Because the optimizer is/was a bit dumb in that regard. Not only for DELETE and UPDATE but for SELECT statements as well, anything like WHERE column IN (SELECT ...) was not fully optimized. The execution plan usually involved running the subquery for every row of the external table (VARIABLE_SUBSTITUTION in this case). If that table is small, everything is fine. If it's large, no hope. In even older versions, a IN subquery with an IN sub-subquery would make even the EXPLAIN to run for ages.

What you can do - if you want to keep this query - is to use the latest versions that have implemented several optimizations and test again. Latest versions meaning: MySQL 5.6 (and 5.7 when it comes out of beta) and MariaDB 5.5 / 10.0

(update) You already use 5.6 which has optimization improvements, and this one is relevant: Optimizing Subqueries with Semi-Join Transformations
I suggest adding an index on (BUILD_KEY) alone. There is a composite one but that's not very useful for this query.
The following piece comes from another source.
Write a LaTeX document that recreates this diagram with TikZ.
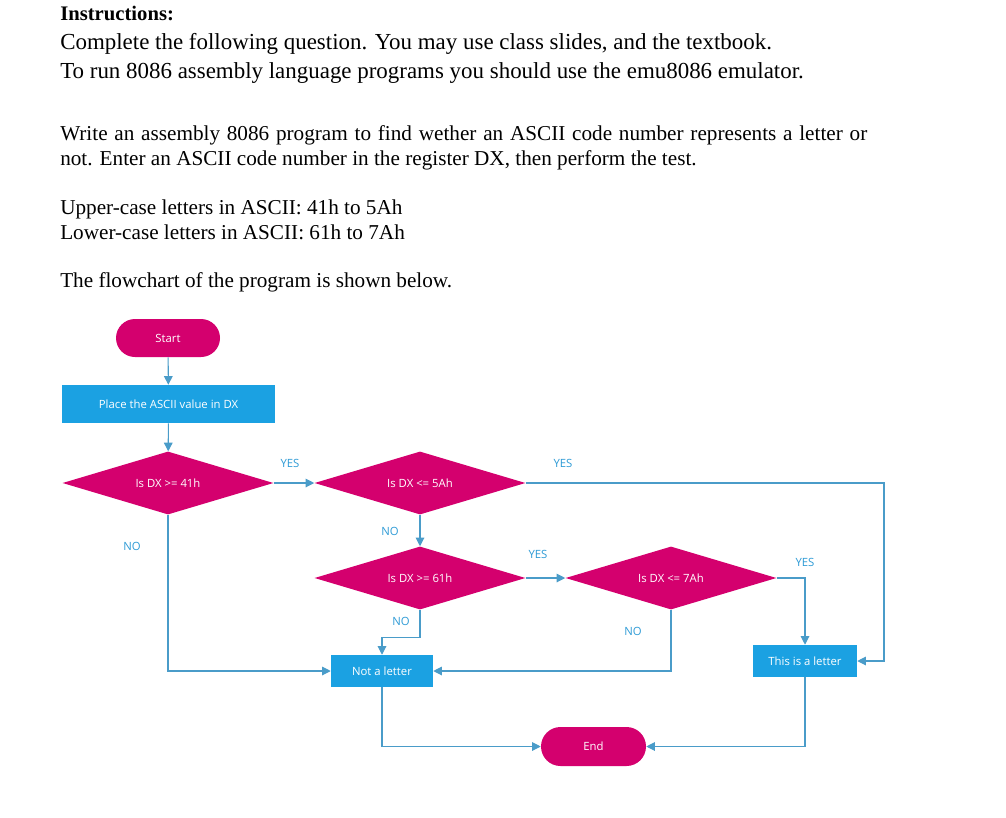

  • is there any (ideally standards conform) way to trick it into using the index?

None that I can think of. In my opinion, there is not much worth in trying to use standard SQL. There are so many differences and minor quirks that each DBMS has (UPDATE and DELETE statements are good examples of such differences) that when you try to use something that works everywhere, the result is a very limited subset of SQL.

  • is there a portable way to write a delete from join? The application supports PostgreSQL, MySQL, Oracle and Microsoft SQL Server, used via jdbc and Hibernate.

Same answer as the previous question.

  • why is the delete from VARIABLE_SUBSTITUTION blocking inserts into BUILDRESULTSUMMARY, which is only used in the subselect?

Not 100% sure but I think it has to do with running the subquery multiple times and what type of locks it is taking on the table.